A lot of funnel optimization happened at every stage. We have events mapped out, and we were making sure that we did some really good personalized amendment campaigns. And that really helped us because we know that, you know, if you’re really dropping off, it could be because of price, it could be because of experience, it could be because of the content, and you’re not finding content relevant enough to yourself, and the width of devices and device history.

So the other thing we realized is that when people use more than one device, as in if they used their mobile, as well as they use a TV screen, they will more likely to be retained than anything else. So if you’re eventually going to watch your content on many, many screens and you’re sharing your profile or your login with many more people, you’re less likely to churn.

And really, you know, that was the whole thing that getting people to use more devices, getting people to migrate from mobile to television really made the game for us.

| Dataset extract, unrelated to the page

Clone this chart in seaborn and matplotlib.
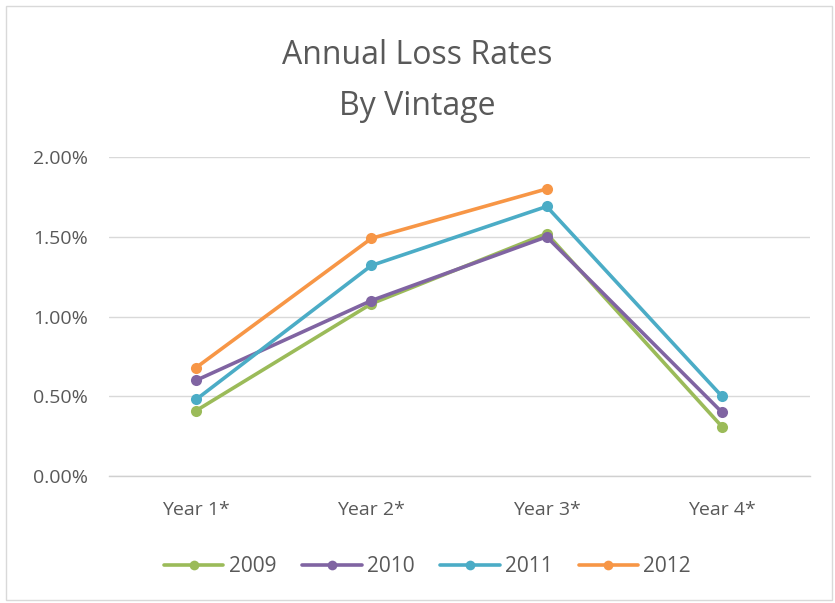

So meaningful, and this is the word that Pini used in the morning, and I was thinking, “Hey, he’s taken my presentation.” But really it was all about being meaningful, meaningful content for users, meaningful experience, and meaningful offers on an ongoing basis.

And the entire model between reach, act, convert, and engage needed a lot of data going through and through and funneling through and through, so that we could continuously learn, understand our users, and go back in a very relevant manner to them, so that we could retain them, we could upgrade them, and we could create more loyalty with them.

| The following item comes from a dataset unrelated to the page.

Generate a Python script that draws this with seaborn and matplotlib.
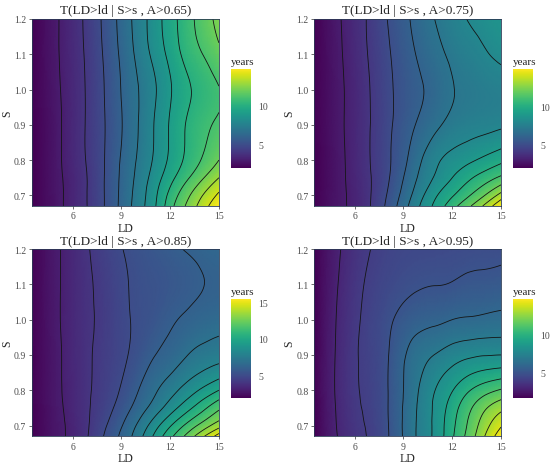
import numpy as np
import matplotlib
matplotlib.use("Agg")
import matplotlib.pyplot as plt
import matplotlib.tri as mtri
import seaborn as sns

# grid (years), rows follow s from low to high
ld = [3.5, 5, 6.5, 8, 9.5, 11, 12, 13, 14, 15]
s = [0.67, 0.70, 0.75, 0.80, 0.90, 1.00, 1.10, 1.20]

t_065 = [
    [2.0, 2.75, 3.70, 5.05, 6.85, 8.80, 10.60, 12.10, 13.50, 14.80],
    [2.0, 2.75, 3.70, 5.05, 6.80, 8.70, 10.30, 11.70, 13.00, 14.20],
    [2.0, 2.78, 3.70, 5.05, 6.70, 8.40, 9.65, 10.80, 11.90, 13.00],
    [2.0, 2.80, 3.78, 5.03, 6.60, 8.10, 9.20, 10.20, 11.10, 12.00],
    [2.0, 2.80, 3.80, 5.00, 6.45, 8.00, 9.10, 10.05, 10.70, 11.20],
    [2.0, 2.85, 3.80, 5.05, 6.50, 7.85, 8.90, 9.80, 10.40, 10.95],
    [2.0, 2.90, 3.85, 5.15, 6.70, 8.25, 9.30, 10.30, 11.00, 11.75],
    [2.0, 2.90, 3.90, 5.25, 6.85, 8.45, 9.55, 10.55, 11.45, 12.35],
]
t_075 = [
    [1.95, 2.75, 3.60, 5.20, 7.30, 9.30, 10.60, 11.80, 13.20, 14.90],
    [1.95, 2.75, 3.60, 5.05, 7.00, 8.90, 9.90, 10.90, 12.00, 13.40],
    [1.95, 2.75, 3.65, 4.85, 6.60, 8.15, 9.00, 9.80, 10.50, 11.20],
    [1.95, 2.75, 3.70, 4.80, 6.30, 7.80, 8.35, 8.80, 9.25, 9.75],
    [1.95, 2.80, 3.70, 4.75, 5.85, 6.80, 7.30, 7.55, 7.70, 7.85],
    [1.95, 2.80, 3.70, 4.75, 5.65, 6.40, 6.95, 7.20, 7.40, 7.55],
    [1.95, 2.85, 3.80, 4.85, 5.85, 6.70, 7.20, 7.55, 7.90, 8.20],
    [1.95, 2.90, 3.85, 5.00, 6.07, 7.05, 7.55, 8.05, 8.35, 8.60],
]
t_085 = [
    [1.85, 2.70, 3.60, 5.10, 6.80, 9.10, 10.70, 12.20, 13.80, 15.50],
    [1.85, 2.70, 3.60, 4.90, 6.50, 8.50, 9.90, 11.20, 12.40, 13.60],
    [1.90, 2.75, 3.65, 4.60, 5.90, 7.40, 8.50, 9.60, 10.70, 11.80],
    [1.90, 2.80, 3.65, 4.45, 5.50, 6.80, 7.60, 8.40, 9.20, 10.00],
    [1.90, 2.80, 3.65, 4.35, 5.05, 5.95, 6.40, 6.95, 7.35, 7.60],
    [1.90, 2.85, 3.65, 4.30, 4.98, 5.45, 5.85, 6.15, 6.40, 6.60],
    [1.90, 2.85, 3.65, 4.35, 5.02, 5.35, 5.55, 5.75, 5.98, 6.10],
    [1.90, 2.85, 3.70, 4.50, 5.15, 5.55, 5.80, 6.05, 6.25, 6.40],
]
t_095 = [
    [1.7, 3.05, 3.90, 4.90, 6.70, 8.30, 9.85, 11.35, 13.00, 14.60],
    [1.7, 3.10, 3.95, 4.92, 6.70, 8.30, 9.75, 11.15, 12.60, 13.90],
    [1.7, 3.15, 4.03, 4.95, 6.65, 8.25, 9.50, 10.75, 11.85, 12.70],
    [1.7, 3.20, 4.08, 4.95, 6.55, 8.05, 8.95, 9.90, 10.60, 11.10],
    [1.7, 3.18, 4.12, 4.92, 6.30, 7.05, 7.50, 7.80, 7.95, 8.00],
    [1.7, 3.12, 4.08, 4.80, 5.50, 5.80, 6.00, 6.10, 6.20, 6.30],
    [1.7, 3.02, 3.97, 4.50, 4.85, 4.98, 5.05, 5.20, 5.25, 5.35],
    [1.7, 2.90, 3.80, 4.30, 4.50, 4.55, 4.62, 4.67, 4.72, 4.75],
]
a_labels = ["0.65", "0.75", "0.85", "0.95"]
fields = [t_065, t_075, t_085, t_095]

sns.set_theme(style="white")
plt.rcParams["font.family"] = ["Liberation Serif", "DejaVu Serif"]
cmap = sns.color_palette("viridis", as_cmap=True)

# triangulate the grid in unit coordinates so the cubic refinement is not squashed
x = np.asarray(ld, dtype=float)
y = np.asarray(s, dtype=float)
sx = x.max() - x.min()
sy = y.max() - y.min()
xx, yy = np.meshgrid(x, y)
nx = len(x)
tris = []
for j in range(len(y) - 1):
    for i in range(nx - 1):
        k = j * nx + i
        tris.append([k, k + 1, k + nx + 1])
        tris.append([k, k + nx + 1, k + nx])
base = mtri.Triangulation((xx.ravel() - x.min()) / sx, (yy.ravel() - y.min()) / sy, tris)
refiner = mtri.UniformTriRefiner(base)

fig = plt.figure(figsize=(5.5, 4.64), dpi=100)
positions = [(0.058, 0.554), (0.571, 0.554), (0.058, 0.058), (0.571, 0.058)]
w, h = 0.340, 0.403

for (left, bottom), a, field in zip(positions, a_labels, fields):
    z = np.asarray(field, dtype=float)
    tri_r, z_r = refiner.refine_field(z.ravel(), subdiv=4)
    tri_d = mtri.Triangulation(tri_r.x * sx + x.min(), tri_r.y * sy + y.min(), tri_r.triangles)
    vmin, vmax = z.min(), z.max()

    ax = fig.add_axes([left, bottom, w, h])
    pc = ax.tripcolor(tri_d, z_r, shading="gouraud", cmap=cmap, vmin=vmin, vmax=vmax)
    ax.tricontour(tri_d, z_r, levels=np.arange(3, 16), colors="#151515", linewidths=0.6)
    ax.set_xlim(x.min(), x.max())
    ax.set_ylim(y.min(), y.max())
    ax.set_xticks([6, 9, 12, 15])
    ax.set_yticks([0.7, 0.8, 0.9, 1.0, 1.1, 1.2])
    ax.set_yticklabels(["0.7", "0.8", "0.9", "1.0", "1.1", "1.2"])
    ax.tick_params(labelsize=7, labelcolor="#4d4d4d", length=2.5, width=0.5,
                   color="#333333", pad=1.5, bottom=True, left=True)
    for sp in ax.spines.values():
        sp.set_linewidth(0.6)
        sp.set_color("#2b3a55")
    ax.set_xlabel("LD", fontsize=8.5, labelpad=1)
    ax.set_ylabel("S", fontsize=8.5, labelpad=0.5)
    ax.set_title(f"T(LD>ld | S>s , A>{a})", fontsize=9.5, pad=4)

    cax = fig.add_axes([left + 0.362, bottom + 0.082, 0.0364, 0.214])
    cb = fig.colorbar(pc, cax=cax)
    cb.outline.set_visible(False)
    cb.set_ticks([v for v in (5, 10, 15) if vmin <= v <= vmax])
    cax.tick_params(labelsize=7, labelcolor="#4d4d4d", direction="in", color="white",
                    length=3, width=0.5, left=True, right=True, pad=5)
    fig.text(left + 0.362, bottom + 0.082 + 0.214 + 0.006, "years", fontsize=8,
             ha="left", va="bottom")

fig.savefig("out.png", dpi=100)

So what all did we do? Right from understanding price sensibility to understanding quality of experience metrics and understanding, you know, where they were dropping off, what the issues were, to creating funnel optimization to creating micro-segmentation and to trying to…doing as much of one-on-one possible, it led us to the scale that we’ve got to today.

But there’s a lot to be done. There’s a lot about building emotionally intelligent personalization. And our entire hope is that we can personalize this platform as much and as far as possible. What’s really key is not just content personalization but journey personalization, the entire payment personalization, and understanding, you know, how you could pay, what you could do.

And we’re working with, you know, another platform company which is helping us personalize every element of our payment journey to be able to make packs on the fly with customer understanding of what could get people going. A movie pack, a TV-only pack, or, you know, regional-only pack, and so on, and so forth.

So a lot of personalization still to be done. Maximizing lifetime value bases that and also deepening our understanding of the user. So while we get a lot of events in and we do understand the users, I think there is a lot and a lot of work to be done there. I think there’s a lot of opportunity in our digital video streaming platform where, you know, people watch video for different reasons, and we can create contextual advertising.

We can create, you know, journeys that can really help both our advertisers as well as our users on the long run. So really as, you know, more and more users propel India to be one of the larger digital markets in the world, hyper-personalized experience is going to be where it is. And we’re hoping that with all the work that we’re doing on our CDP, with Optimove, and with some of the other platforms that we’re working with, we will be able to achieve something, and in years to come, you know, we’ll make Optimove and others proud of ourselves.

So thank you so much. And I hope you guys come to India and see for yourself where this country is going.